(DATA SHOWN)
## Begin
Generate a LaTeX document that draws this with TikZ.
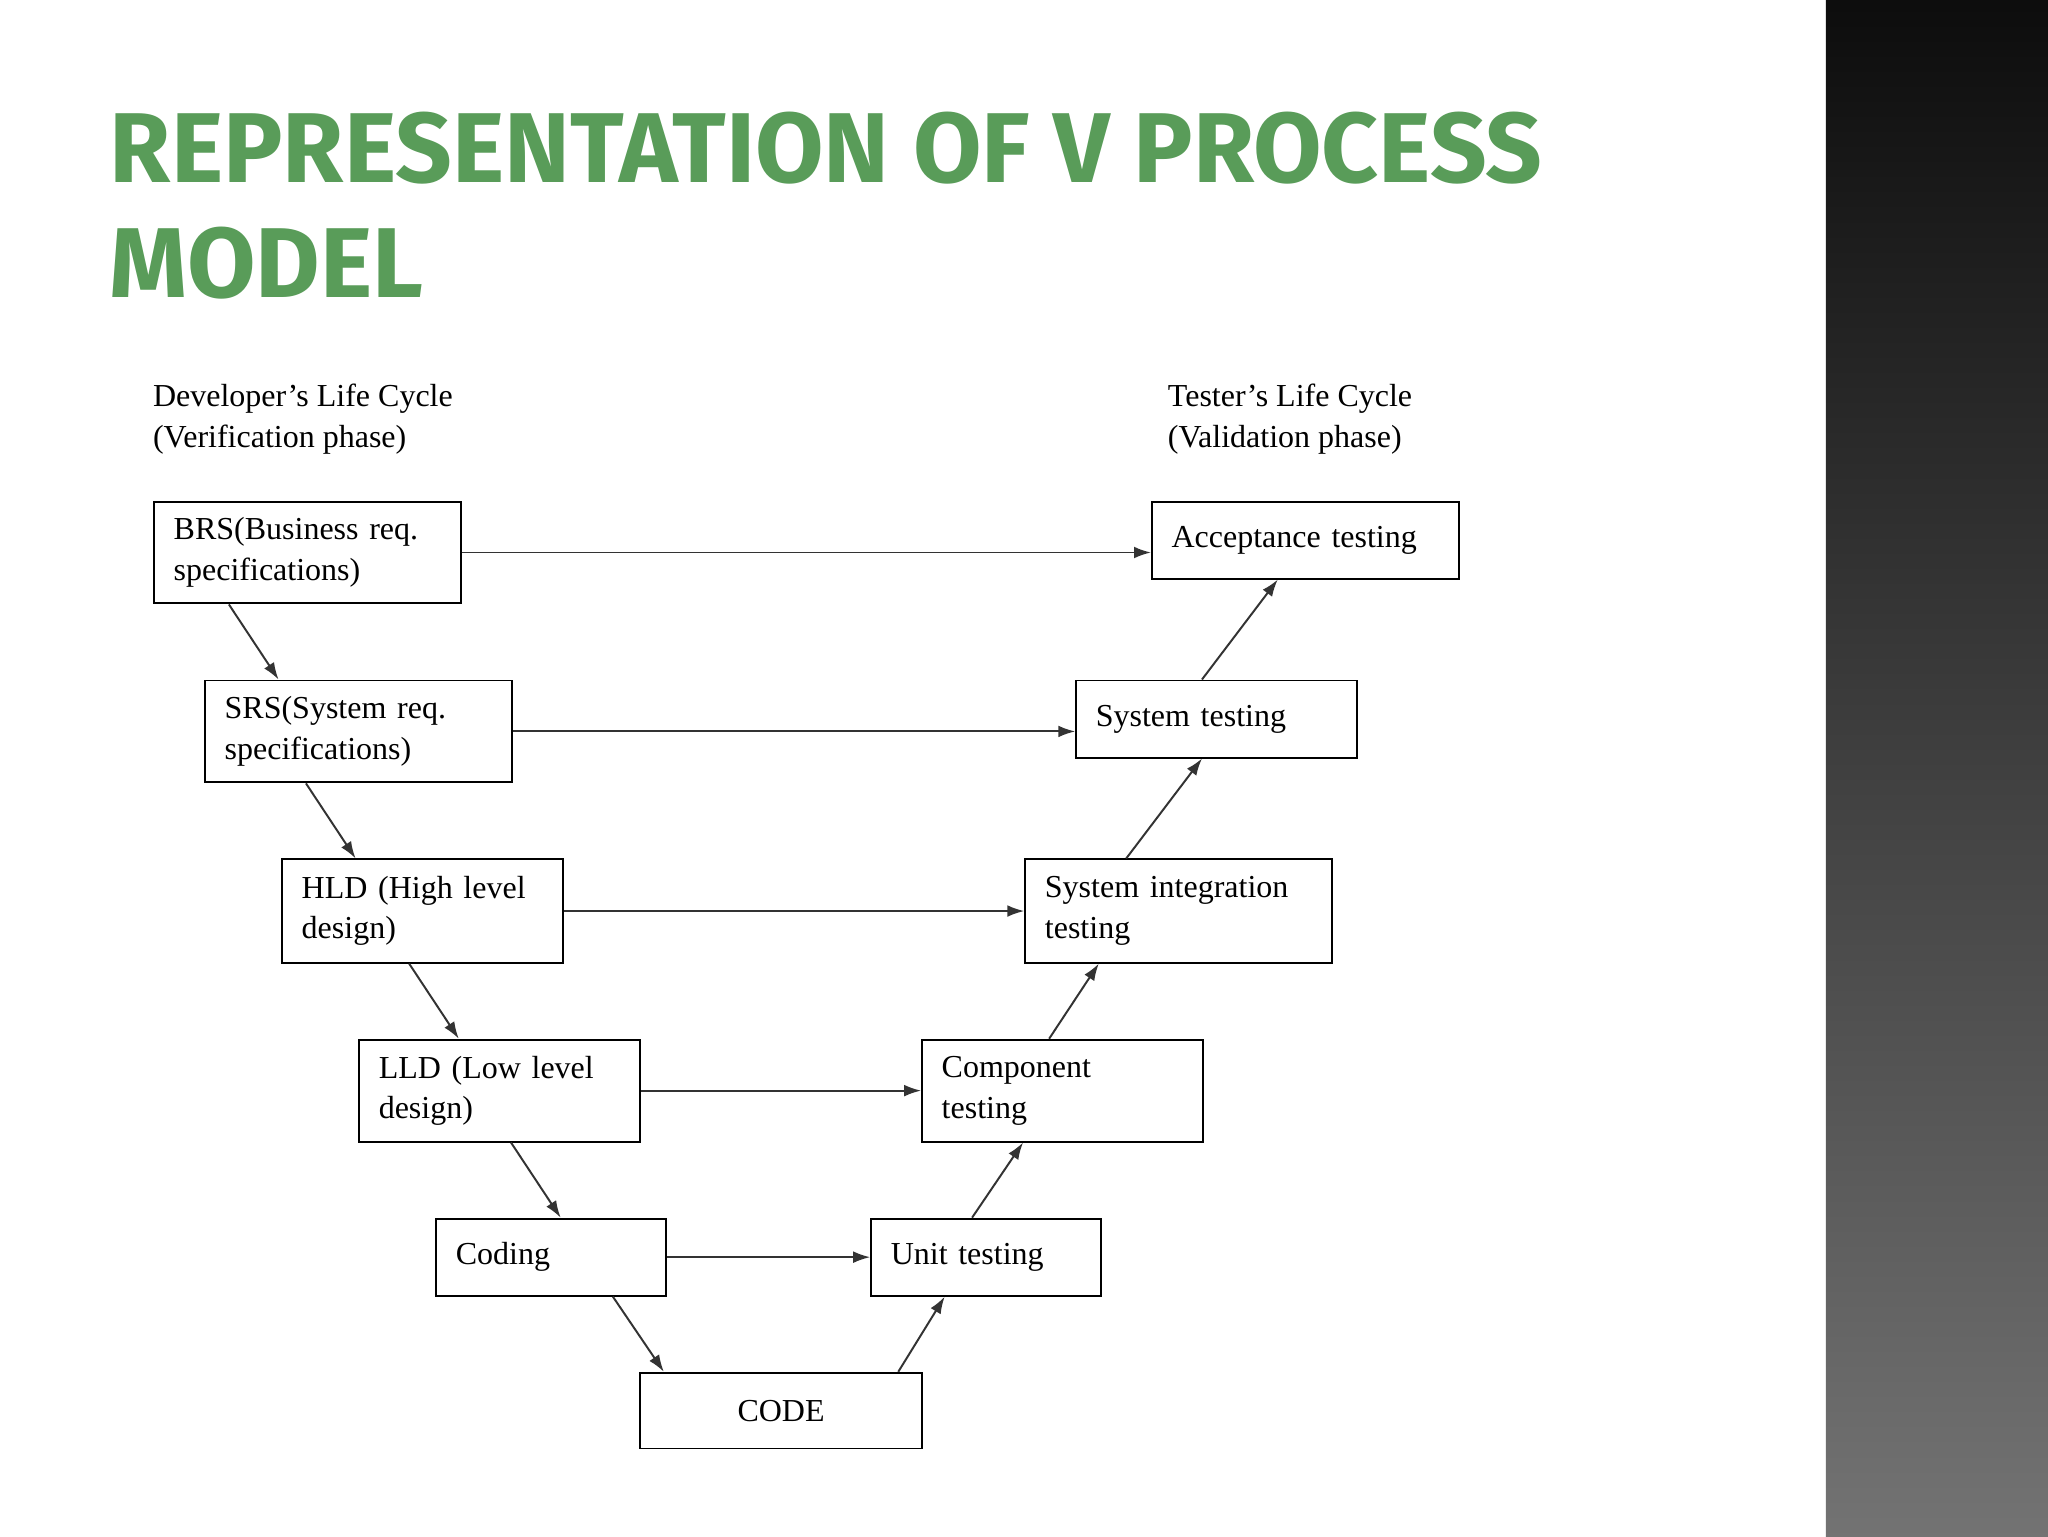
\documentclass[tikz,border=0pt]{standalone}
\usepackage{fontspec}
\setmainfont{Liberation Serif}
\newfontfamily\titlefont{Fira Sans}
\usetikzlibrary{arrows.meta}
\begin{document}
\begin{tikzpicture}[x=1pt,y=-1pt,
  box/.style={draw,line width=1.5pt,rectangle,inner sep=0pt,align=left,font=\fontsize{24.5}{31}\selectfont},
  arr/.style={-{Latex[length=13pt,width=9pt]},line width=1.5pt,draw=black!80}]
\useasboundingbox (0,0) rectangle (1568,1176);
\fill[white] (0,0) rectangle (1398,1176);
\shade[top color=black!95,bottom color=black!55] (1398,0) rectangle (1568,1176);
\colorlet{ttl}{green!40!black!65!white}
\node[anchor=base west,inner sep=0pt,font=\titlefont\bfseries\fontsize{76}{88}\selectfont,text=ttl,align=left] (title) at (84,140) {REPRESENTATION OF V PROCESS};
\node[anchor=base west,inner sep=0pt,font=\titlefont\bfseries\fontsize{76}{88}\selectfont,text=ttl] (title2) at (84,228) {MODEL};
\node[anchor=north west,align=left,inner sep=0pt,font=\fontsize{24.5}{31}\selectfont] (dev) at (117,294) {Developer’s Life Cycle\\(Verification phase)};
\node[anchor=north west,align=left,inner sep=0pt,font=\fontsize{24.5}{31}\selectfont] (tes) at (894,294) {Tester’s Life Cycle\\(Validation phase)};
% left
\node[box,minimum width=235,minimum height=78,text width=205] (brs) at (235.5,423) {BRS(Business req.\\specifications)};
\node[box,minimum width=235,minimum height=78,text width=205] (srs) at (274.5,560) {SRS(System req.\\specifications)};
\node[box,minimum width=215,minimum height=79,text width=185] (hld) at (323.5,697.5) {HLD (High level\\design)};
\node[box,minimum width=215,minimum height=78,text width=185] (lld) at (382.5,835) {LLD (Low level\\design)};
\node[box,minimum width=176,minimum height=59,text width=146] (cod) at (422,962.5) {Coding};
\node[box,minimum width=216,minimum height=58,align=center] (code) at (598,1080) {CODE};
% right
\node[box,minimum width=176,minimum height=59,text width=146] (unit) at (755,962.5) {Unit testing};
\node[box,minimum width=215,minimum height=78,text width=185] (comp) at (813.5,835) {Component\\testing};
\node[box,minimum width=235,minimum height=79,text width=205] (sit) at (902.5,697.5) {System integration\\testing};
\node[box,minimum width=215,minimum height=59,text width=185] (st) at (931.5,550.5) {System testing};
\node[box,minimum width=235,minimum height=59,text width=205] (acc) at (999.5,413.5) {Acceptance testing};
% diagonal
\draw[arr] ([xshift=58pt]brs.south west) -- ([xshift=57pt]srs.north west);
\draw[arr] ([xshift=78pt]srs.south west) -- ([xshift=57pt]hld.north west);
\draw[arr] ([xshift=98pt]hld.south west) -- ([xshift=77pt]lld.north west);
\draw[arr] ([xshift=117pt]lld.south west) -- ([xshift=96pt]cod.north west);
\draw[arr] ([xshift=136pt]cod.south west) -- ([xshift=19pt]code.north west);
\draw[arr] ([xshift=-19pt]code.north east) -- ([xshift=57pt]unit.south west);
\draw[arr] ([xshift=78pt]unit.north west) -- ([xshift=78pt]comp.south west);
\draw[arr] ([xshift=98pt]comp.north west) -- ([xshift=57pt]sit.south west);
\draw[arr] ([xshift=78pt]sit.north west) -- ([xshift=97pt]st.south west);
\draw[arr] ([xshift=97pt]st.north west) -- ([xshift=97pt]acc.south west);
% horizontal
\draw[arr] (brs.east) -- (brs.east -| acc.west);
\draw[arr] (srs.east) -- (srs.east -| st.west);
\draw[arr] (hld.east) -- (sit.west);
\draw[arr] (lld.east) -- (comp.west);
\draw[arr] (cod.east) -- (unit.west);
\end{tikzpicture}
\end{document}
## End
(DIRECTION)
Copy every line above word for word and exclude the pictures.

(CORRECT RESULT)
Generate a LaTeX document that draws this with TikZ.
\documentclass[tikz,border=0pt]{standalone}
\usepackage{fontspec}
\setmainfont{Liberation Serif}
\newfontfamily\titlefont{Fira Sans}
\usetikzlibrary{arrows.meta}
\begin{document}
\begin{tikzpicture}[x=1pt,y=-1pt,
  box/.style={draw,line width=1.5pt,rectangle,inner sep=0pt,align=left,font=\fontsize{24.5}{31}\selectfont},
  arr/.style={-{Latex[length=13pt,width=9pt]},line width=1.5pt,draw=black!80}]
\useasboundingbox (0,0) rectangle (1568,1176);
\fill[white] (0,0) rectangle (1398,1176);
\shade[top color=black!95,bottom color=black!55] (1398,0) rectangle (1568,1176);
\colorlet{ttl}{green!40!black!65!white}
\node[anchor=base west,inner sep=0pt,font=\titlefont\bfseries\fontsize{76}{88}\selectfont,text=ttl,align=left] (title) at (84,140) {REPRESENTATION OF V PROCESS};
\node[anchor=base west,inner sep=0pt,font=\titlefont\bfseries\fontsize{76}{88}\selectfont,text=ttl] (title2) at (84,228) {MODEL};
\node[anchor=north west,align=left,inner sep=0pt,font=\fontsize{24.5}{31}\selectfont] (dev) at (117,294) {Developer’s Life Cycle\\(Verification phase)};
\node[anchor=north west,align=left,inner sep=0pt,font=\fontsize{24.5}{31}\selectfont] (tes) at (894,294) {Tester’s Life Cycle\\(Validation phase)};
% left
\node[box,minimum width=235,minimum height=78,text width=205] (brs) at (235.5,423) {BRS(Business req.\\specifications)};
\node[box,minimum width=235,minimum height=78,text width=205] (srs) at (274.5,560) {SRS(System req.\\specifications)};
\node[box,minimum width=215,minimum height=79,text width=185] (hld) at (323.5,697.5) {HLD (High level\\design)};
\node[box,minimum width=215,minimum height=78,text width=185] (lld) at (382.5,835) {LLD (Low level\\design)};
\node[box,minimum width=176,minimum height=59,text width=146] (cod) at (422,962.5) {Coding};
\node[box,minimum width=216,minimum height=58,align=center] (code) at (598,1080) {CODE};
% right
\node[box,minimum width=176,minimum height=59,text width=146] (unit) at (755,962.5) {Unit testing};
\node[box,minimum width=215,minimum height=78,text width=185] (comp) at (813.5,835) {Component\\testing};
\node[box,minimum width=235,minimum height=79,text width=205] (sit) at (902.5,697.5) {System integration\\testing};
\node[box,minimum width=215,minimum height=59,text width=185] (st) at (931.5,550.5) {System testing};
\node[box,minimum width=235,minimum height=59,text width=205] (acc) at (999.5,413.5) {Acceptance testing};
% diagonal
\draw[arr] ([xshift=58pt]brs.south west) -- ([xshift=57pt]srs.north west);
\draw[arr] ([xshift=78pt]srs.south west) -- ([xshift=57pt]hld.north west);
\draw[arr] ([xshift=98pt]hld.south west) -- ([xshift=77pt]lld.north west);
\draw[arr] ([xshift=117pt]lld.south west) -- ([xshift=96pt]cod.north west);
\draw[arr] ([xshift=136pt]cod.south west) -- ([xshift=19pt]code.north west);
\draw[arr] ([xshift=-19pt]code.north east) -- ([xshift=57pt]unit.south west);
\draw[arr] ([xshift=78pt]unit.north west) -- ([xshift=78pt]comp.south west);
\draw[arr] ([xshift=98pt]comp.north west) -- ([xshift=57pt]sit.south west);
\draw[arr] ([xshift=78pt]sit.north west) -- ([xshift=97pt]st.south west);
\draw[arr] ([xshift=97pt]st.north west) -- ([xshift=97pt]acc.south west);
% horizontal
\draw[arr] (brs.east) -- (brs.east -| acc.west);
\draw[arr] (srs.east) -- (srs.east -| st.west);
\draw[arr] (hld.east) -- (sit.west);
\draw[arr] (lld.east) -- (comp.west);
\draw[arr] (cod.east) -- (unit.west);
\end{tikzpicture}
\end{document}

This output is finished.